(Stored entries)
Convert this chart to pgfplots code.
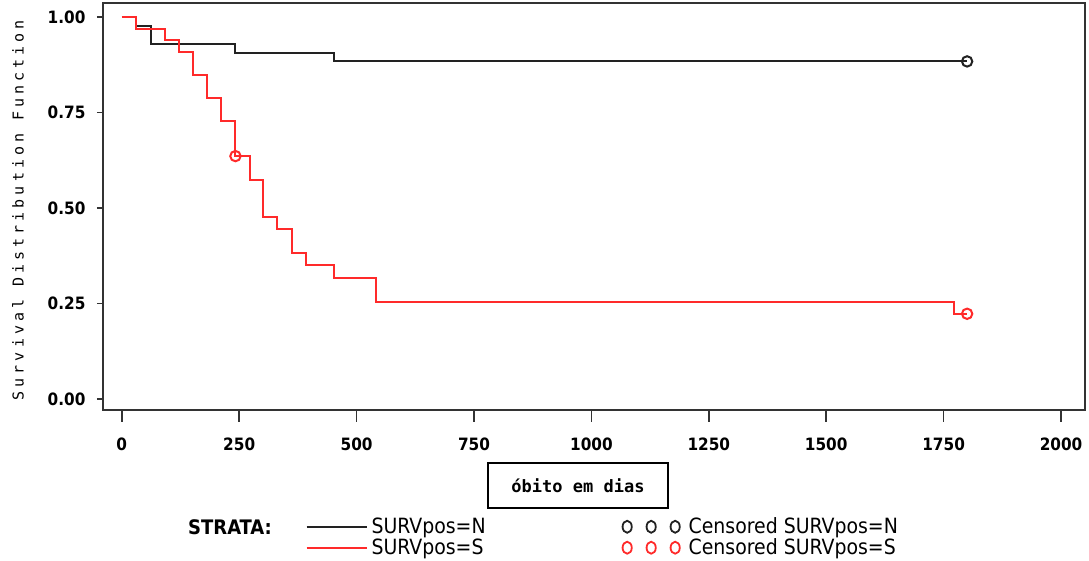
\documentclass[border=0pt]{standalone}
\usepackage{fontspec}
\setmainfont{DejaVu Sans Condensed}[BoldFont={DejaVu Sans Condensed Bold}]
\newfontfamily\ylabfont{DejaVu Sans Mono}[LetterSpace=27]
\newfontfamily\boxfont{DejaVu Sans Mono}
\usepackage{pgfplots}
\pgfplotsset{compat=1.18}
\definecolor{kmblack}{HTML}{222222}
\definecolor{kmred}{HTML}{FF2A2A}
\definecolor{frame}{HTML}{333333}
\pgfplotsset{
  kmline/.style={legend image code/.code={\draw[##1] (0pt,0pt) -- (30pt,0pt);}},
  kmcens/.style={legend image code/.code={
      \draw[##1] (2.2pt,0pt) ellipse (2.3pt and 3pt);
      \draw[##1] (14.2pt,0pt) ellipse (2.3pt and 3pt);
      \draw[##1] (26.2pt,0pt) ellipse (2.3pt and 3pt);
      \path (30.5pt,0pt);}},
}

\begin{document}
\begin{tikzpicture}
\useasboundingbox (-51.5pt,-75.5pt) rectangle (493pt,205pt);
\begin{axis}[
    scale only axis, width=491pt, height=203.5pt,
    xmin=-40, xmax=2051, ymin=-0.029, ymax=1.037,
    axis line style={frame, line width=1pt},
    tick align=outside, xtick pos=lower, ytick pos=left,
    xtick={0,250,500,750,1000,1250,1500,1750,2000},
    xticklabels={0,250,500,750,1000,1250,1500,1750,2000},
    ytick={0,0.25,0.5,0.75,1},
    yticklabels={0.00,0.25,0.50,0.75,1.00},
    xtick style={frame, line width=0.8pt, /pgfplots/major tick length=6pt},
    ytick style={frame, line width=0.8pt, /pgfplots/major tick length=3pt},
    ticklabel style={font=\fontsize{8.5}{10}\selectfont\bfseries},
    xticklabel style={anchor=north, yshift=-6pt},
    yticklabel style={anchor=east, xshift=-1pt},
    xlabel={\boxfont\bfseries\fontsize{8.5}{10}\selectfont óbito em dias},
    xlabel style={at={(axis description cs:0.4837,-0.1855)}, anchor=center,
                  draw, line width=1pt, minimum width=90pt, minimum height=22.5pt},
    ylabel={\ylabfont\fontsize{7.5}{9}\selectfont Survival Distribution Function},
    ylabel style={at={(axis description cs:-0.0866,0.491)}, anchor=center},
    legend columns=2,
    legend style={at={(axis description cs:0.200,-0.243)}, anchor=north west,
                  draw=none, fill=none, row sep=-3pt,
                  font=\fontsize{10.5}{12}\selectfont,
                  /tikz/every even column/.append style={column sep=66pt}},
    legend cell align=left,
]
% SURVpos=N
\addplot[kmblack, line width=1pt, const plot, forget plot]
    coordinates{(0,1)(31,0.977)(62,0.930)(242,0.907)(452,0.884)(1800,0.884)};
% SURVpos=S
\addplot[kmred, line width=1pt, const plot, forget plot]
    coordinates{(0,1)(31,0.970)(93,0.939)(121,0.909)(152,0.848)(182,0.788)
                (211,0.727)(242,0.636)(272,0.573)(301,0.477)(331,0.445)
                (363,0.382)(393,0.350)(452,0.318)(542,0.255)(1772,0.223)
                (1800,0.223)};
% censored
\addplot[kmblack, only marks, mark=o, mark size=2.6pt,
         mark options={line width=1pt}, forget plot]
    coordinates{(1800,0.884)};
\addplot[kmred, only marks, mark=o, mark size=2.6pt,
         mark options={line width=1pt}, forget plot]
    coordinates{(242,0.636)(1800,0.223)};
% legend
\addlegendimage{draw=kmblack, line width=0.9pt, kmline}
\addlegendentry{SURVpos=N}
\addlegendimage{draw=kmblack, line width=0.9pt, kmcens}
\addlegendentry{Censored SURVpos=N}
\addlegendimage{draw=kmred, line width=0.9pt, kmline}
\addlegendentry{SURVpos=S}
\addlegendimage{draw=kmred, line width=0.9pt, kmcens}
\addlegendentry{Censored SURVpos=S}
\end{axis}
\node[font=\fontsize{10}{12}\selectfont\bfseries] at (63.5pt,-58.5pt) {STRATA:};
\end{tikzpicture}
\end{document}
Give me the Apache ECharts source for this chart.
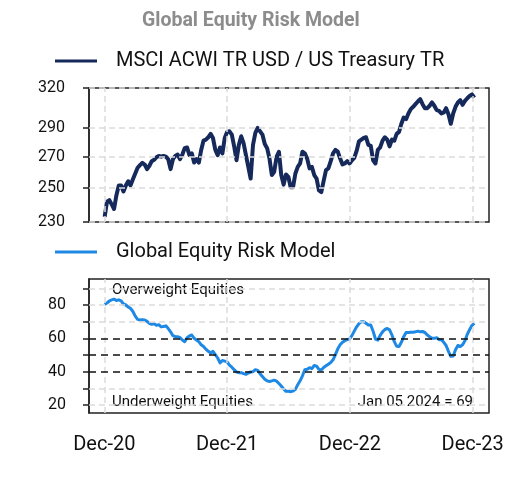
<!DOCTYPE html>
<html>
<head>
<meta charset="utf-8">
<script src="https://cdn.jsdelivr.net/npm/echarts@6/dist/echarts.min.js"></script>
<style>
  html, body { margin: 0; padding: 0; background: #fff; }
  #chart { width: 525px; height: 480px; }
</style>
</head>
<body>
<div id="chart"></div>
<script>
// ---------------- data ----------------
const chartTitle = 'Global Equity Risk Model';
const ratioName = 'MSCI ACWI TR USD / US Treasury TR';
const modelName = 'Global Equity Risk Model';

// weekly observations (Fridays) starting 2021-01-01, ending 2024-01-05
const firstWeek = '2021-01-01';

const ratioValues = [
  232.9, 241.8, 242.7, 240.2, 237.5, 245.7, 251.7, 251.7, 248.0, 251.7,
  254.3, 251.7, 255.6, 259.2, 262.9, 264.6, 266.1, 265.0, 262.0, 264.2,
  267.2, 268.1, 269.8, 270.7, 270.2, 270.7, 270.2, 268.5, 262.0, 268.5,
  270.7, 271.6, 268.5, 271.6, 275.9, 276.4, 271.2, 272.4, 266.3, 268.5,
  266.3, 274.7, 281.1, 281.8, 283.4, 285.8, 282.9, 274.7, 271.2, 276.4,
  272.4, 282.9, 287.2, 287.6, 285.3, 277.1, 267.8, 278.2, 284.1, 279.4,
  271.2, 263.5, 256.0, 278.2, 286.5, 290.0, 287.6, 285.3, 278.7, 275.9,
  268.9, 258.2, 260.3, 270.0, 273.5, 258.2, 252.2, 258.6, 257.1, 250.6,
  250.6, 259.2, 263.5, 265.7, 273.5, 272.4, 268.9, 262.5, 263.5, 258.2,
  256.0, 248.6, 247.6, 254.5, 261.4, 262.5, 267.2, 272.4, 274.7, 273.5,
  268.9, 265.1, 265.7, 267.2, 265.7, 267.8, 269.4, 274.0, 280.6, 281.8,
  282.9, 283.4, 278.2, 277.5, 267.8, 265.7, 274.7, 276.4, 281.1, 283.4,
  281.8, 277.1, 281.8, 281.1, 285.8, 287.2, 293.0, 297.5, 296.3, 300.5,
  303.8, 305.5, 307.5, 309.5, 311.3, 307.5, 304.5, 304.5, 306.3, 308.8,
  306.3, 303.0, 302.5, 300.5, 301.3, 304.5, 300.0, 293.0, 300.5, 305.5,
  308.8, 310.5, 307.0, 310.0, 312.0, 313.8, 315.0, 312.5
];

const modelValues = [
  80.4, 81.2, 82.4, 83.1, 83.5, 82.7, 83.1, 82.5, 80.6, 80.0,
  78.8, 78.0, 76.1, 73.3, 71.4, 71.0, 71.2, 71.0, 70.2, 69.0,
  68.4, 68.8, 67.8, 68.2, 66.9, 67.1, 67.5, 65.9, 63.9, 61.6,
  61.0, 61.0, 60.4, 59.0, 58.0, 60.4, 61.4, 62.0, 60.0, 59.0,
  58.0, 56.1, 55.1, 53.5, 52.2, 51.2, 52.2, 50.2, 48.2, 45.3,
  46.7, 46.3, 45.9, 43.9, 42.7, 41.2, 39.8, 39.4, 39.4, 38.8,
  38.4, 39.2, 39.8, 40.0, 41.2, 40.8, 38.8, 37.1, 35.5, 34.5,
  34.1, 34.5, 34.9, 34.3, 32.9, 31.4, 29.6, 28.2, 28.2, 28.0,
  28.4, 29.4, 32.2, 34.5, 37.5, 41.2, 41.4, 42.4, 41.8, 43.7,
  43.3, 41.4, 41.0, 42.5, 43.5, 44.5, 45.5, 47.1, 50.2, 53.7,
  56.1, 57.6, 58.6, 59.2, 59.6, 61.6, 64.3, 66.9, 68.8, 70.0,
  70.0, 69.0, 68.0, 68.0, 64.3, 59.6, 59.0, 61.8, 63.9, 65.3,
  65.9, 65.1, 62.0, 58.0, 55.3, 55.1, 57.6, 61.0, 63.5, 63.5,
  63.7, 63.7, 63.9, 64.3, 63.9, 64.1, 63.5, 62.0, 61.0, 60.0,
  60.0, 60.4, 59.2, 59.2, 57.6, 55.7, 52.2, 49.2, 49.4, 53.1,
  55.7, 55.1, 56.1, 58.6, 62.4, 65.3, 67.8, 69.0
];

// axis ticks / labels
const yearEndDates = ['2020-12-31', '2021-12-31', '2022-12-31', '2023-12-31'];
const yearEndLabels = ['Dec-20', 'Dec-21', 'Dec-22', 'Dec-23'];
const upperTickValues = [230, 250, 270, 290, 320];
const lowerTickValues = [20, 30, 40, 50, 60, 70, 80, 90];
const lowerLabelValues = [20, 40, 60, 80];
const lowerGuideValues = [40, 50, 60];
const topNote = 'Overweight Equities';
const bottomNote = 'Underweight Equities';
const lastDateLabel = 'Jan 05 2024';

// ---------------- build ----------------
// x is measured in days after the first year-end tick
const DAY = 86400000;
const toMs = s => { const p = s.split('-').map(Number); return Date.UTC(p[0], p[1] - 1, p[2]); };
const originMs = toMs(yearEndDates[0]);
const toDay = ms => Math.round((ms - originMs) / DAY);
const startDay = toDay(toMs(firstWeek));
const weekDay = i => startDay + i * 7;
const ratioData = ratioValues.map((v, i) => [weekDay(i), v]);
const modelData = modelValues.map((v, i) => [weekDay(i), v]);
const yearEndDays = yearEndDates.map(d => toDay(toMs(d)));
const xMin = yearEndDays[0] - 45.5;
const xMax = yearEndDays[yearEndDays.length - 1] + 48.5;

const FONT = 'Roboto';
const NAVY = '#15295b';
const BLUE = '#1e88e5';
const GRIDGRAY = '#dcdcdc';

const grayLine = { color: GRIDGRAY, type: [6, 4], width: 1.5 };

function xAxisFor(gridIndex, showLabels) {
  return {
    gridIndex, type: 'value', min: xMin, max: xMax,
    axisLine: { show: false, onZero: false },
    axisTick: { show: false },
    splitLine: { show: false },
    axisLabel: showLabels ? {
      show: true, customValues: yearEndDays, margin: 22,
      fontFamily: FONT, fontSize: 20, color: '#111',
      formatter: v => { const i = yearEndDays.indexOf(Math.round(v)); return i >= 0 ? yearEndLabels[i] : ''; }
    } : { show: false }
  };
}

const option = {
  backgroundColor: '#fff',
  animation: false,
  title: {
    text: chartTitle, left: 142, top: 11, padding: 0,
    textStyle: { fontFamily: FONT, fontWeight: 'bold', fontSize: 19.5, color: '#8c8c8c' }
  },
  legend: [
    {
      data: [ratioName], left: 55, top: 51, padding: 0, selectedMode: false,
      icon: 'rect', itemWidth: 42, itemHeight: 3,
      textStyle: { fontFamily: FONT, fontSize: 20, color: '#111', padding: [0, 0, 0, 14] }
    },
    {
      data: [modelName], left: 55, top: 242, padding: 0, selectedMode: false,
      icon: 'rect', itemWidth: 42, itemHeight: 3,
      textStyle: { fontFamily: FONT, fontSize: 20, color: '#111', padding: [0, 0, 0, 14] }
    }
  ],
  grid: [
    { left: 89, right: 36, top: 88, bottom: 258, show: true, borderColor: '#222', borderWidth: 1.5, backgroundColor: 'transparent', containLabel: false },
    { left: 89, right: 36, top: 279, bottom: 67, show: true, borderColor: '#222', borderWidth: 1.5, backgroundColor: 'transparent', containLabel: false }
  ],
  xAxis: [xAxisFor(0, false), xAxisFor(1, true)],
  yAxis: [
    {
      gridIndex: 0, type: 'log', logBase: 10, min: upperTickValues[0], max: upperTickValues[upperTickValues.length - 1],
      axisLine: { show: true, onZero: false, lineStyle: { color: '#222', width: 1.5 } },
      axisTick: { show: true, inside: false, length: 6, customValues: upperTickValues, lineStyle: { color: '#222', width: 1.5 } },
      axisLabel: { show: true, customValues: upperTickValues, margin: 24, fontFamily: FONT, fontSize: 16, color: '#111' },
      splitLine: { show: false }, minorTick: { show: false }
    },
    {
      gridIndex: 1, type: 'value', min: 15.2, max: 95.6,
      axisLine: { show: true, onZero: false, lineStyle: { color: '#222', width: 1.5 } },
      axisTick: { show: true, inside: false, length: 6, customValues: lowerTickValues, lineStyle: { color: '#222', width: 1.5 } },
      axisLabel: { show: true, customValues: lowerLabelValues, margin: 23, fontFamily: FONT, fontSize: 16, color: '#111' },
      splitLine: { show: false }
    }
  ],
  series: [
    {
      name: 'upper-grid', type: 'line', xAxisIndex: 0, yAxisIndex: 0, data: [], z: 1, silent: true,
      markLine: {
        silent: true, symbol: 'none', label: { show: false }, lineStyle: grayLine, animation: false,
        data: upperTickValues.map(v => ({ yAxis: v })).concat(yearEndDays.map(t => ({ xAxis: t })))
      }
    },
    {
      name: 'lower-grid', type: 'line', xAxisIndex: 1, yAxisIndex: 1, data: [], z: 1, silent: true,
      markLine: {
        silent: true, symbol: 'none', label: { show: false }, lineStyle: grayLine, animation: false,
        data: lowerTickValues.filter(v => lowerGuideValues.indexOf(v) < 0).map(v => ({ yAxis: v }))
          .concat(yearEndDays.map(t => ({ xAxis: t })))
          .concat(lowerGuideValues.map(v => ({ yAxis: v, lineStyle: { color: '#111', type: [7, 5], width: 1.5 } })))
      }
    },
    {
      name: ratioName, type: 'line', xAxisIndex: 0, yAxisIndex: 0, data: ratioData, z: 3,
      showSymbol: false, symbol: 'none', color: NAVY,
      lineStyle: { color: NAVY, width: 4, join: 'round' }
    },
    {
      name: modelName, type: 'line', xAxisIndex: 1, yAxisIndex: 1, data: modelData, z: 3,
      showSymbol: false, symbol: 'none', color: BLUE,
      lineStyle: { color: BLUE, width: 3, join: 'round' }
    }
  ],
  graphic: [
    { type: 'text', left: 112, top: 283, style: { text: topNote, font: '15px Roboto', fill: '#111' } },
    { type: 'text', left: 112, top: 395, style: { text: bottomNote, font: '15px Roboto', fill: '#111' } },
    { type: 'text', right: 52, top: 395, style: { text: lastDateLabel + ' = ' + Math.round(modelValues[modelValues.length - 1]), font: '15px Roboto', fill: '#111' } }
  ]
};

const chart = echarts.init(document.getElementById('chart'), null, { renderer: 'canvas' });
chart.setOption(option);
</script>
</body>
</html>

__TASK STATEMENT__. Omit all pictures, then copy the lines between the ones holding "Give me the" and "const modelName = 'Global Equity Risk Model';", inclusive.

__RESPONSE__.
Give me the Apache ECharts source for this chart.
<!DOCTYPE html>
<html>
<head>
<meta charset="utf-8">
<script src="https://cdn.jsdelivr.net/npm/echarts@6/dist/echarts.min.js"></script>
<style>
  html, body { margin: 0; padding: 0; background: #fff; }
  #chart { width: 525px; height: 480px; }
</style>
</head>
<body>
<div id="chart"></div>
<script>
// ---------------- data ----------------
const chartTitle = 'Global Equity Risk Model';
const ratioName = 'MSCI ACWI TR USD / US Treasury TR';
const modelName = 'Global Equity Risk Model';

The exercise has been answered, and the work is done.